## BEGIN DATA SHOWN
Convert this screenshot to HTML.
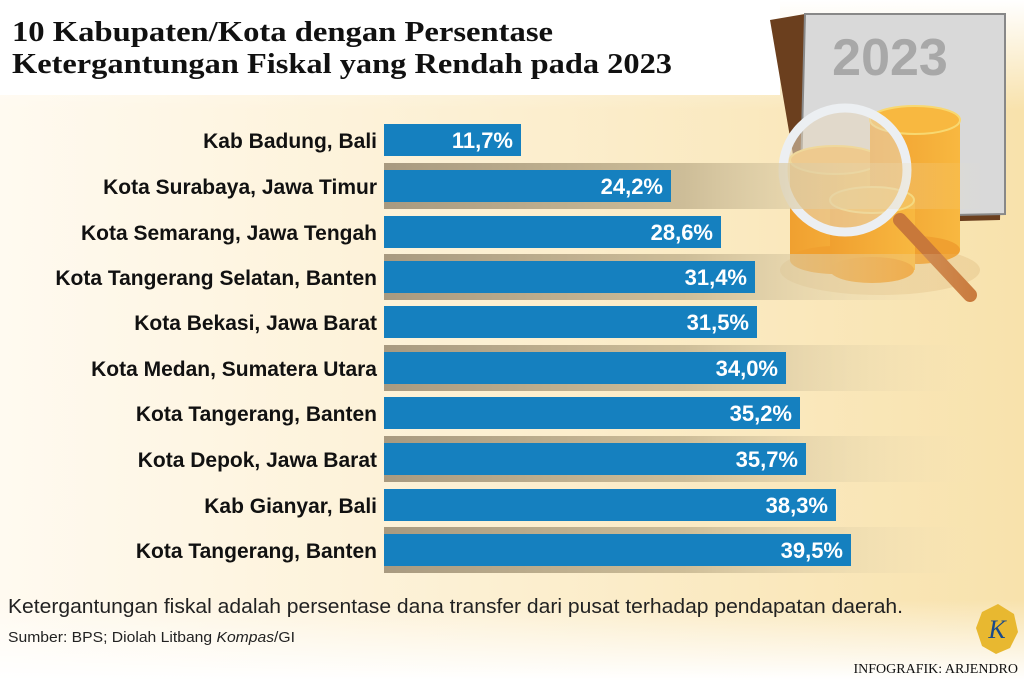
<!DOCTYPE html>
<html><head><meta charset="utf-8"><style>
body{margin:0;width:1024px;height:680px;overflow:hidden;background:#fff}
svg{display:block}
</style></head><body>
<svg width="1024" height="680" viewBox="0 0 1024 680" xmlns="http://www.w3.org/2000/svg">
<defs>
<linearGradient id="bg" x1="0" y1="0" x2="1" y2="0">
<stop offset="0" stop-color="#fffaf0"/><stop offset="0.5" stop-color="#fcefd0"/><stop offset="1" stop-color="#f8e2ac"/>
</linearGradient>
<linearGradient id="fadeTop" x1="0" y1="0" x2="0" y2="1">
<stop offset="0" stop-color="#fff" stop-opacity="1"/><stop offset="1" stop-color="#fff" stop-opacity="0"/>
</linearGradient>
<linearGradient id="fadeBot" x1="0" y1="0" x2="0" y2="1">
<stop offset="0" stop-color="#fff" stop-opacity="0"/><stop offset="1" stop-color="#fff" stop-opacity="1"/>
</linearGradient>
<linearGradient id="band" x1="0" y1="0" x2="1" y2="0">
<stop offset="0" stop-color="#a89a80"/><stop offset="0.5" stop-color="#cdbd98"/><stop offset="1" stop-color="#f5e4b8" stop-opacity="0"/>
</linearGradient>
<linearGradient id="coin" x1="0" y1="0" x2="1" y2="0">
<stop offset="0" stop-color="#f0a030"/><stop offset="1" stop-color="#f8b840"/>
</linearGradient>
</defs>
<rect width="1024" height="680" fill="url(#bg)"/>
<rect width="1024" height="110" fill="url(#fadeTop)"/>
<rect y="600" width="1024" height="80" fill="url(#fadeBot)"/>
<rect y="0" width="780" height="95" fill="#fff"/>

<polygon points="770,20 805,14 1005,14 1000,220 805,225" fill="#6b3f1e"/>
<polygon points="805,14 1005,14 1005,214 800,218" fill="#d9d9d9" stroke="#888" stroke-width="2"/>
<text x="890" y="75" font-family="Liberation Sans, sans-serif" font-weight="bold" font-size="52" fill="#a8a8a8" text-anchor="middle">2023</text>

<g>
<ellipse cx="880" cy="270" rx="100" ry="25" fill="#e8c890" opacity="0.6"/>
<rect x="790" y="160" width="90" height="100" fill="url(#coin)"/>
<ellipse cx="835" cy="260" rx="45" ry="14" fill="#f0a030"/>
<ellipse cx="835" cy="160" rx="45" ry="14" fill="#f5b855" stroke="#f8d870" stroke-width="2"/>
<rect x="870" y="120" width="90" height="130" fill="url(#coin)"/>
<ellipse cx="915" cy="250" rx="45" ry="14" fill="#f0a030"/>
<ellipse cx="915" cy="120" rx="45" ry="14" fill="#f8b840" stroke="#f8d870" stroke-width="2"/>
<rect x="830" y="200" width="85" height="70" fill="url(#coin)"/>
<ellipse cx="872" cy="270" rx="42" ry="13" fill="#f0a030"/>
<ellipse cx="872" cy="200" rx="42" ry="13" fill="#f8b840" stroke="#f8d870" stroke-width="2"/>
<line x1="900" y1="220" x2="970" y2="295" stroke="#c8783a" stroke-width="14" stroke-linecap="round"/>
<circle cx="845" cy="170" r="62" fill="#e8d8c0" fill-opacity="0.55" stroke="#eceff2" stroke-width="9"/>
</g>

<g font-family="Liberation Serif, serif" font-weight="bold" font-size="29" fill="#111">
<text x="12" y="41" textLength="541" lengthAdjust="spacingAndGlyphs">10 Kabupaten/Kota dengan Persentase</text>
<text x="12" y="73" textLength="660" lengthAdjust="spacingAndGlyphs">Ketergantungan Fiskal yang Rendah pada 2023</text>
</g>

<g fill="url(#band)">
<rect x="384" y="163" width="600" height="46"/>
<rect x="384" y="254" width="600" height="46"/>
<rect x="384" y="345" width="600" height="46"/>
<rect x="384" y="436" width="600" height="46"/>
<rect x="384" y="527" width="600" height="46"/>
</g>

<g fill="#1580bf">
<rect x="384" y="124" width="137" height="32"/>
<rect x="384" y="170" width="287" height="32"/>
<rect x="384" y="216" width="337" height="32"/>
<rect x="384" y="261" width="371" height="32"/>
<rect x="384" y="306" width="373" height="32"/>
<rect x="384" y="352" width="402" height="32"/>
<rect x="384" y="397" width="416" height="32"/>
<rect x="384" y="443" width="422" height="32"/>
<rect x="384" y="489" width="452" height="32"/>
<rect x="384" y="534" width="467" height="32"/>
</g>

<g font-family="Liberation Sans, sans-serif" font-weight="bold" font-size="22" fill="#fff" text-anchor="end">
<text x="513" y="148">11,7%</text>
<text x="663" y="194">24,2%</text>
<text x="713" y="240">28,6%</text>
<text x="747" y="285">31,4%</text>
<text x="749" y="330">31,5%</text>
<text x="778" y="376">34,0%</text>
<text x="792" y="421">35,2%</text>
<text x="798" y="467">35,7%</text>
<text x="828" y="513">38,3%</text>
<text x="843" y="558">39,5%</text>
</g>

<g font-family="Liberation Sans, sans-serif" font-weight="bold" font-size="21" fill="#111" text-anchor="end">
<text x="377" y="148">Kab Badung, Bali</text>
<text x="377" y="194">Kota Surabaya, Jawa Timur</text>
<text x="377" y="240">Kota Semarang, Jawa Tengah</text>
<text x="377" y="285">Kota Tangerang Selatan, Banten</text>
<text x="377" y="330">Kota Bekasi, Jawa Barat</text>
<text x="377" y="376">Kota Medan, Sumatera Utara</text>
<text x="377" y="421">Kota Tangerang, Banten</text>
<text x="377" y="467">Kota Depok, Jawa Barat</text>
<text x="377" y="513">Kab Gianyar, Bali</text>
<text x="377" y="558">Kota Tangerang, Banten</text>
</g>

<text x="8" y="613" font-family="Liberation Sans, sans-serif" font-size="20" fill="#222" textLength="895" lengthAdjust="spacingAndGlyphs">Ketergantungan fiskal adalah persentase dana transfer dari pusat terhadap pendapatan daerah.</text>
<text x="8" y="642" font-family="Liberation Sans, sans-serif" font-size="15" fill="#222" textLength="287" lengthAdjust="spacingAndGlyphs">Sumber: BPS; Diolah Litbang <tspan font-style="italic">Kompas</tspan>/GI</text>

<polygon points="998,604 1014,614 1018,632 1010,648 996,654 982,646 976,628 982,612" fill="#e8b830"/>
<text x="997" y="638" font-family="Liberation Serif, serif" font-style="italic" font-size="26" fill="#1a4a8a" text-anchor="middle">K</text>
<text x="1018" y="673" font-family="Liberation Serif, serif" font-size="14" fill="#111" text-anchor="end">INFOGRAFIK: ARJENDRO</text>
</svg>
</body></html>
## END DATA SHOWN
## BEGIN DATA SHOWN
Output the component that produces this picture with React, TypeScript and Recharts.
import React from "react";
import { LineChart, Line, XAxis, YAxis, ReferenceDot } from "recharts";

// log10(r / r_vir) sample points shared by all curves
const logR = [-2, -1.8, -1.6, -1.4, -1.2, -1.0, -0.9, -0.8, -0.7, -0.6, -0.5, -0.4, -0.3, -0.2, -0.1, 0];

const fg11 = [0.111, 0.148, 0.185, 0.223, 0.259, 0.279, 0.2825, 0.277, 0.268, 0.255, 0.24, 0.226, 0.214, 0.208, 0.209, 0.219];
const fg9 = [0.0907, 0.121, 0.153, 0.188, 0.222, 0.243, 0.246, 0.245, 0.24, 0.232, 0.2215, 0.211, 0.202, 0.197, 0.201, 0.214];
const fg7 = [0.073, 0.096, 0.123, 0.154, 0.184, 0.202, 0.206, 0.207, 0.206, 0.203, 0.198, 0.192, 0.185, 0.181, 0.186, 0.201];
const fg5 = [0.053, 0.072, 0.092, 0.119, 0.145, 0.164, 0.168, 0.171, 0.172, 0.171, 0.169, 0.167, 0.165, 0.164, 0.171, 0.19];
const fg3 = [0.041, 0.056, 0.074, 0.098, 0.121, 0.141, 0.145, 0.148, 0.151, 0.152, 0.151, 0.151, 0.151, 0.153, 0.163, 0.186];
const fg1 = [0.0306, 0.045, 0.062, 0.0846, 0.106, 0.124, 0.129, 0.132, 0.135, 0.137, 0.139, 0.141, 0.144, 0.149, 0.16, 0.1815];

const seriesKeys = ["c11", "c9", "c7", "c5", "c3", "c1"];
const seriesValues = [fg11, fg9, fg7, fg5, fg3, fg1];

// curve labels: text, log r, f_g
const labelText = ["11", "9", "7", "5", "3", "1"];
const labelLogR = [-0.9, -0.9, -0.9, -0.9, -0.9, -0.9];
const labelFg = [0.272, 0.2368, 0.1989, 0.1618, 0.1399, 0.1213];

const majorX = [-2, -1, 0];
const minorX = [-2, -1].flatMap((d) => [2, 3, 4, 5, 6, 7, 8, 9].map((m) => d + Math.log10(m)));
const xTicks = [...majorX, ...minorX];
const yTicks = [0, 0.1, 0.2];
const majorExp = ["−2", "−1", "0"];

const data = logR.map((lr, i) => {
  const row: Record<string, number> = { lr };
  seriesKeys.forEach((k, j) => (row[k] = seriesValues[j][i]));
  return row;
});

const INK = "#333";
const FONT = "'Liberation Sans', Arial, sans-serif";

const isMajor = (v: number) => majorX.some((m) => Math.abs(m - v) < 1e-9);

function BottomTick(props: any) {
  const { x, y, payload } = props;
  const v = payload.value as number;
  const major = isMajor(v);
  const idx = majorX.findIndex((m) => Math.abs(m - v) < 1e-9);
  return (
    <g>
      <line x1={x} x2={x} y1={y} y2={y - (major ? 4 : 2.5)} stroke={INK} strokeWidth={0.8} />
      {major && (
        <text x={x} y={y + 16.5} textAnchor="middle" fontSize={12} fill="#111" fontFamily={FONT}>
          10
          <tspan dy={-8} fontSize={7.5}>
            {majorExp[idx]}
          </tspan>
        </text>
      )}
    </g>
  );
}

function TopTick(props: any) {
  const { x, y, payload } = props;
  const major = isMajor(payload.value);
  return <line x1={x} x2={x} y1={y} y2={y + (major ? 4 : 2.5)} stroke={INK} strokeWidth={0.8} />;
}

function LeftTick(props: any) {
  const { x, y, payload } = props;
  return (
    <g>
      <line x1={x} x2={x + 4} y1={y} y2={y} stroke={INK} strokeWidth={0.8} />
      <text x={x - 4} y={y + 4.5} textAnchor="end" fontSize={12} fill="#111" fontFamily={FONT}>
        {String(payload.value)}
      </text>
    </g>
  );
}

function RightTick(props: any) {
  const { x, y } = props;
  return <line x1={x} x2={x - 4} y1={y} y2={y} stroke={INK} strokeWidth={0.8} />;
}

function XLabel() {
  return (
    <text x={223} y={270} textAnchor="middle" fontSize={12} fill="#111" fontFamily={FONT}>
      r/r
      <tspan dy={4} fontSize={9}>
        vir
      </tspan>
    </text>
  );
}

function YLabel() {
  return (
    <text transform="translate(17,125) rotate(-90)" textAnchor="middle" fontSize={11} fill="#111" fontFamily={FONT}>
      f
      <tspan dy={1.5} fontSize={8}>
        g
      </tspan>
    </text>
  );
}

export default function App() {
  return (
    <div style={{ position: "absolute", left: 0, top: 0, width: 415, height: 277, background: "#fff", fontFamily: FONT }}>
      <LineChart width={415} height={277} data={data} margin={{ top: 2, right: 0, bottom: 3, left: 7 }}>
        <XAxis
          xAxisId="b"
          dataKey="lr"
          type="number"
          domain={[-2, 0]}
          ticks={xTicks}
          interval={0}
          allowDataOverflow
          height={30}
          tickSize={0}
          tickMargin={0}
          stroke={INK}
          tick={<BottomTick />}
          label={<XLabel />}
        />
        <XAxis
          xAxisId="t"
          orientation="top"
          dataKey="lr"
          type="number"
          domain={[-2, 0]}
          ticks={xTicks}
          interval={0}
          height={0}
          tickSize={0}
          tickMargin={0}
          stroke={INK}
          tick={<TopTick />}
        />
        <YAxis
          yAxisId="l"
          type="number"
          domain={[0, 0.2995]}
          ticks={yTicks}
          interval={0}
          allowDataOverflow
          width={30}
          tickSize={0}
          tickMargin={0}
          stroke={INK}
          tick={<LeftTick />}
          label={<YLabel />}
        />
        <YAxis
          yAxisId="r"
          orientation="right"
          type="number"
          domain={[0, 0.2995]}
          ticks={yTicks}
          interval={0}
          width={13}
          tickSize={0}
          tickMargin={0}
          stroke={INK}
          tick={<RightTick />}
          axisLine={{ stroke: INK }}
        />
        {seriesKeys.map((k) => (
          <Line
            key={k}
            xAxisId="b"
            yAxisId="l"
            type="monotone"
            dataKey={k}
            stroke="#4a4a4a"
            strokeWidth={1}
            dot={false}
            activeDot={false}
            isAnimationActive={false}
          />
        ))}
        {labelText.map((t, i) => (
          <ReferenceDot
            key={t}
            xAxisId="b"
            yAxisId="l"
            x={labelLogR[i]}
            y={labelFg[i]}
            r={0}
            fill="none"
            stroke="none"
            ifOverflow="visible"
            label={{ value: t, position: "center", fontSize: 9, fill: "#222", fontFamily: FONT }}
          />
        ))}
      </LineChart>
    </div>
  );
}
## END DATA SHOWN
OBJECTIVE: Within the listing above, give again exactly every line from the line with "Output the component" through the line with "-0.2, -0.1, 0];", both included, and no other line.

SOLUTION TO THIS TASK:
Output the component that produces this picture with React, TypeScript and Recharts.
import React from "react";
import { LineChart, Line, XAxis, YAxis, ReferenceDot } from "recharts";

// log10(r / r_vir) sample points shared by all curves
const logR = [-2, -1.8, -1.6, -1.4, -1.2, -1.0, -0.9, -0.8, -0.7, -0.6, -0.5, -0.4, -0.3, -0.2, -0.1, 0];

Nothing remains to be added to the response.